Il se fait par des canaux aspirants ou pulsants, dans l'épaisseur du sol et débouchent dans le joint négatif, espace qui entoure le sol au pied des murs et des supports.
L'acoustique
La mise à nu des murs, en ce qu’elle fragmente l’écho, va dans le sens d’une meilleure audition de la parole alors que l’enduit, augmente la réverbération et la musicalité du son.
L’une des fonctions du nouveau sol et du mobilier qui lui est attaché, est de rendre possible, entre ces exigences contraires, un intermédiaire qui soit admissible: le dossier des nouveaux bancs est un absorbant acoustique qui diminue l’écho augmenté par les nouveaux enduits, alors que le son direct de la parole est renforcé par une assistance électro-acoustique alimentée depuis le sol.
L'éclairage
La lumière vient également d’en bas, contrairement à la lumière naturelle. Les sources de lumière placées au haut de mâts fichés au sol projettent sur les élévations une lumière homogène, qui contribue d’abord à la lecture unifiée des volumes. Elle se réfléchit ensuite sur les surfaces badigeonnées de blanc pour éclairer indirectement les usagers.
Seule la croisée se distingue de cet éclairage ambiant par une source de lumière verticale, projetant depuis un disque placé dans l’oculus du dôme des pinceaux lumineux centrés sur le mobilier liturgique.
La circulation
Une réorganisation des circulations va dans le sens du recentrement liturgique des volumes.
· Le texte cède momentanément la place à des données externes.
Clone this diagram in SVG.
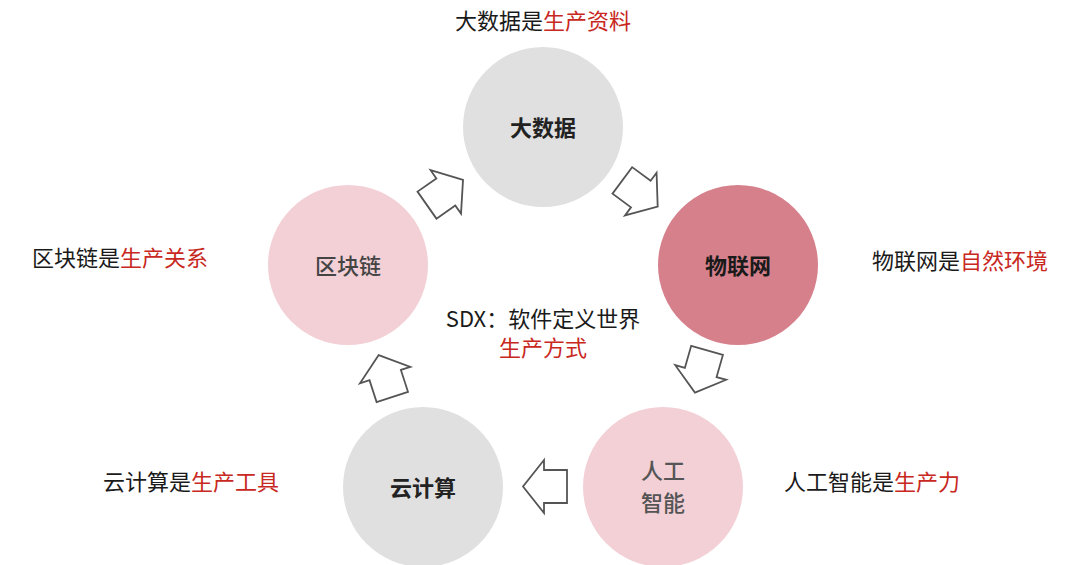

La circulation principale qui se faisait par l’axe de la nef est rejetée en périphérie, dans les bas-côtés. Le mouvement n’est plus orienté, il entoure les perspectives principales où prennent place désormais les bancs. L’assemblée regagne le centre des espaces : les points de vue essentiels sont pour les personnes qui s’asseoient et non pour celles qui parcourent.
Les perspectives architecturales y trouvent un caractère nouveau, plus statique, centré à la croisée du transept où s'installe la chaire, la table de communion et les fonts baptismaux. Ces trois pôles essentiels du culte réformé ne se découvrent plus dans une perspective liturgique, mais du milieu même de l'assemblée.